We’re doing this because we believe that by eliminating vowels, we’ll encourage a more efficient and “dense” form of communication. We also see an opportunity to diversify our revenue stream. Here’s our mockup of the most retweeted Tweet of all time as it would appear in the new Twttr:
A E I O U and sometimes Y
Because our users come first, we believe that “Y” should always be free to everyone — today and forever. You’ll notice in the Twttr example above, the “y” is clearly visible. Also, the vowels in URLs will be also be free for everyone, forever. You can also Tweet in non-Latin characters based languages, like Japanese, Chinese, Arabic or Korean. These languages will remain unaffected by our service change.
Extra room, better Tweets
In addition to our normal suite of Promoted Products for advertisers, we are now also offering a single character extension, expanding the length of a Tweet to 141 characters, for those moments when you need just one more character to finish your thought. The price of the extra character is based on a bidding system reflecting the popularity of the character you would like to add.
Sorry, only one-letter bidding is allowed. There is no option to purchase a second additional character at this time.
We tested this new breakthrough product change with a few key partners in order to get the details right. For example, just moments after we rolled this out, it was inspiring to see how just quickly people are taking to the new service.
Twyttyr? Why byy vywyls whyn yyy gyt “Y” fyr fryy? Syckyrs! #nvwls
— Joan Rivers (@Joan_Rivers) April 1, 2013
@ twitter Y R y00 d0yng thys? #nvwls
— rob delaney (@robdelaney) April 1, 2013
Our own VP of Product, @sippey, got his inspiration for the new Twitter Tiers from several (perhaps surprising) sources. “I was carpooling home after Twitter’s seventh birthday party,” he told me, “with my head filled with images from our past, like our early logo where we spelled it TWTTR, in neon green toothpaste. And then Prince’s song “I would die 4 U” came on the radio. I felt like there was something there, but I wasn’t sure what or how to bring it to market.

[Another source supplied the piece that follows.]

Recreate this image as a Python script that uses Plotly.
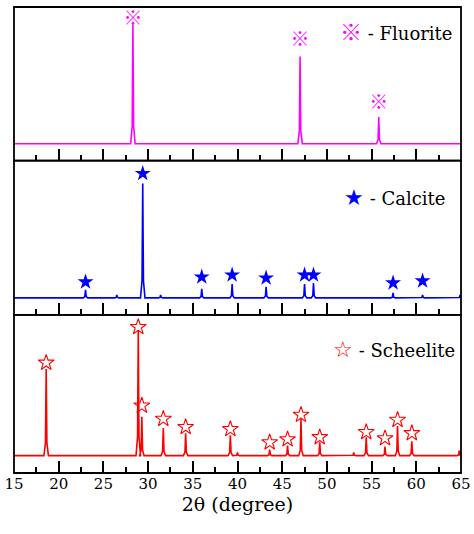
import plotly.graph_objects as go

# peak positions (deg) and heights (panel units, 0-155, baseline at 0)
flu_pos = [28.3, 47.0, 55.8]
flu_h = [120, 88, 27]
flu_mark = [125, 103, 40]

cal_pos = [23.0, 26.5, 29.4, 31.4, 36.0, 39.4, 43.2, 47.5, 48.5, 57.4, 60.7, 64.9]
cal_h = [8, 3, 115, 3, 9, 14, 11, 14, 15, 5, 3, 3]
cal_mark_pos = [23.0, 29.4, 36.0, 39.4, 43.2, 47.5, 48.5, 57.4, 60.7]
cal_mark = [16, 125, 21, 23, 20, 23, 23, 15, 17]

sch_pos = [18.6, 28.9, 29.3, 31.7, 34.2, 39.2, 40.0, 43.6, 45.6, 47.1, 49.2, 53.0, 54.4, 56.5, 57.9, 59.5, 64.8]
sch_h = [85, 123, 38, 27, 22, 20, 3, 6, 10, 36, 13, 3, 18, 9, 29, 14, 5]
sch_mark_pos = [18.6, 28.9, 29.3, 31.7, 34.2, 39.2, 43.6, 45.6, 47.1, 49.2, 54.4, 56.5, 57.9, 59.5]
sch_mark = [91, 126, 49, 36, 28, 26, 13, 16, 40, 18, 23, 17, 35, 22]

base = 17  # baseline offset inside each panel
SERIF = "DejaVu Serif"

def profile(pos, h):
    xs, ys = [15.0], [base]
    for p, v in sorted(zip(pos, h)):
        xs += [p - 0.25, p - 0.08, p, p + 0.08, p + 0.25]
        ys += [base, base + v * 0.15, base + v, base + v * 0.15, base]
    xs.append(65.0); ys.append(base)
    return xs, ys

fig = go.Figure()
panels = [("x3", "y", flu_pos, flu_h, "#ff00ff"), ("x2", "y2", cal_pos, cal_h, "#0000ff"), ("x", "y3", sch_pos, sch_h, "#ff0000")]
for xa, ya, p, h, c in panels:
    xs, ys = profile(p, h)
    fig.add_trace(go.Scatter(x=xs, y=ys, mode="lines", line=dict(color=c, width=1.6), xaxis=xa, yaxis=ya, showlegend=False))

fig.add_trace(go.Scatter(x=flu_pos, y=[base + m for m in flu_mark], mode="text", text=["※"] * 3,
                         textfont=dict(color="#ff00ff", size=19, family="Noto Sans CJK SC"), xaxis="x3", yaxis="y", showlegend=False))
fig.add_trace(go.Scatter(x=cal_mark_pos, y=[base + m for m in cal_mark], mode="markers",
                         marker=dict(symbol="star", size=12, color="#0000ff"), xaxis="x2", yaxis="y2", showlegend=False))
fig.add_trace(go.Scatter(x=sch_mark_pos, y=[base + m for m in sch_mark], mode="markers",
                         marker=dict(symbol="star-open", size=12, color="#ff0000", line=dict(width=1.1)), yaxis="y3", showlegend=False))

tickvals = list(range(15, 66, 5))
def xax(anchor, labels, overlay=None):
    d = dict(range=[15, 65], tickvals=tickvals, ticks="inside", ticklen=12, tickwidth=1.5, tickcolor="black",
             minor=dict(dtick=2.5, ticklen=6, ticks="inside", tickwidth=1.5, tickcolor="black"),
             showticklabels=labels, showline=False, showgrid=False, zeroline=False, anchor=anchor)
    if overlay:
        d["overlaying"] = overlay
    return d

xa1 = xax("y3", True)
xa1.update(tickfont=dict(size=15, family=SERIF), title=dict(text="2θ (degree)", font=dict(size=19, family=SERIF), standoff=2))
yax = lambda dom: dict(domain=dom, range=[0, 155], showticklabels=False, ticks="", showgrid=False, zeroline=False, showline=False)
doms = [[0.6705, 1.0], [0.3395, 0.6705], [0.0, 0.3395]]
fig.update_layout(
    width=474, height=534, margin=dict(l=14, r=13, t=7, b=61, autoexpand=False),
    paper_bgcolor="white", plot_bgcolor="white",
    font=dict(family=SERIF, color="black"),
    xaxis=xa1, xaxis2=xax("y2", False, "x"), xaxis3=xax("y", False, "x"),
    yaxis=yax(doms[0]), yaxis2=yax(doms[1]), yaxis3=yax(doms[2]),
)
for d in doms:
    fig.add_shape(type="rect", xref="paper", yref="paper", x0=0, x1=1, y0=d[0], y1=d[1],
                  line=dict(color="black", width=1.8))

fig.add_annotation(x=0.985, y=0.951, xref="paper", yref="paper", xanchor="right", yanchor="middle", showarrow=False,
                   text="<span style='color:#ff00ff;font-family:Noto Sans CJK SC;font-size:22px'>※</span> - Fluorite", font=dict(size=18, family=SERIF))
fig.add_annotation(x=0.97, y=0.592, xref="paper", yref="paper", xanchor="right", yanchor="middle", showarrow=False,
                   text="<span style='color:#0000ff;font-size:22px'>★</span> - Calcite", font=dict(size=18, family=SERIF))
fig.add_annotation(x=0.99, y=0.264, xref="paper", yref="paper", xanchor="right", yanchor="middle", showarrow=False,
                   text="<span style='color:#ff0000;font-size:22px'>☆</span> - Scheelite", font=dict(size=18, family=SERIF))
fig.write_html("out.html", config={"displayModeBar": False}, post_script="document.body.style.margin='0';")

Then later that night, I was watching “Wheel of Fortune” with @adambain, and a contestant yelled out ‘I wanna buy a vowel’. Everything just sort of clicked. Adam and I turned to each other and high-fived. It was one of those product moments that just felt like magic.”
Twttr will roll out slowly to a small percentage of users, growing to 100% over the next few days. We recommend that you practice using only consonants (and “y”) with the hashtag #nvwls (or if you have paid for our premium service, use #icanhasvowels).
To make the transition easier for you, we’ve built a site that automatically transforms your Tweets into a Twttr friendly format. Try it today at twttr.com.
We bet you’ll appreciate the time you save. Hr’s t mr twttng!